The Vivo V19 is an Android-based smartphone manufactured by Vivo Communication Technology Co. The phone was announced and released in April 2020. The phone is highlighted by a quad-camera setup, including a 48 MP main sensor, a 6.44 in Super AMOLED, 1080p display, up to 256 GB UFS 2.1 storage, 8 GB RAM, and a 4500 mAh battery capable of 33 W Vivo Fast Charge 2.0.

== Specifications ==

=== Design ===
The Vivo V19 has Gorilla Glass 6 for the front and back glass, while the frame is constructed of plastic. The phone comes in two colors, Mystic Silver and Piano Black, the latter, according to Vivo, allows the owner to "feel the magic of the constellations."

=== Hardware ===
The Vivo V19 measures 159.6 mm x 75 mm x 8.5 mm and weighs 186.5 g. It packs an octa-core (2x2.3 GHz Kryo 360 Gold & 6x1.7 GHz Kryo 360 Silver), 10 nm Qualcomm Snapdragon 712 processor with a Adreno 616 GPU. It has a 4500 mAh lithium polymer battery, capable of up to 33 W Vivo Flash Charge 2.0, which the company claims charges from 0% to 70% in 40 minutes. The phone has 8 GB LPDDR4X RAM and, depending on the configuration, can have either 128 or 256 GB of UFS 2.1 storage. The phone includes Copper Tube Liquid Cooling Technology, which the company claims lowers the CPU junction temperature by "up to 3°C to 7°."

==== Camera ====
The Vivo V19 has a total of 6 cameras- 4 on the rear and 2 in the front. The rear cameras are arranged in the shape of an L, with 3 cameras vertically and one camera to the right of the bottom lens. This array is situated in the top left corner of the back glass. There is also an LED flash placed above the top lens. The rear camera array consists of a 48 MP f/1.8, 1/2.0", 0.8 μm, wide lens with PDAF, an 8 MP, f/2.2, 1/4.0", 1.12 μm, 13mm ultrawide lens, a 2 MP, f/2.4, macro lens for close ups, and a 2 MP, f/2.4, depth sensor for background blur in portrait shots. The main camera can shoot video up to 4K at 30 fps and up to 60 fps with a lower 1080p resolution. The dual front-facing cameras are housed in a pill-shaped cutout in the top right corner of the display. The array consists of a 32 MP, f/2.1, 1/2.8", 0.8 μm, 23mm wide lens and an 8 MP, f/2.3, 17mm ultrawide lens.

== Vivo V19 Neo ==
The Vivo V19 Neo, a lower-end variant of the Vivo V19, was made available a month after the original was released.
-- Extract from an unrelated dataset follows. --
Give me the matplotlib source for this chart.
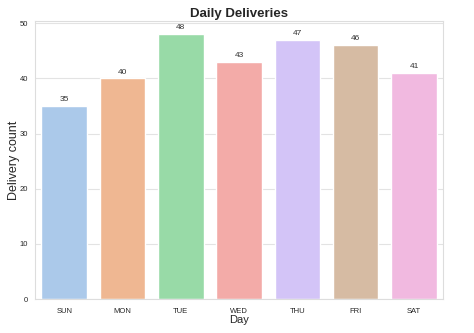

Another phone, simply called the Vivo V19, was released exclusively in Indonesia with an identical design and identical specs compared to the Neo. The Neo has the same display, quad-camera setup, RAM/storage configurations, operating system, battery, GPU, and sensors as the V19. However, it has a slightly smaller and lighter build, measuring in at 159 mm x 74.2 mm x 8.5 mm and weighing 176 g. The processor is slightly downgraded, being an octa-core (2x2.0 GHz Kryo 460 Gold & 6x1.7 GHz Kryo 460 Silver) Snapdragon 675 SoC. It also lacks the 8 MP ultrawide front-facing camera. While it has the same 4500 mAh battery, it only supports 18 W fast-charging. The colors for the Neo are Admiral Blue and Crystal White.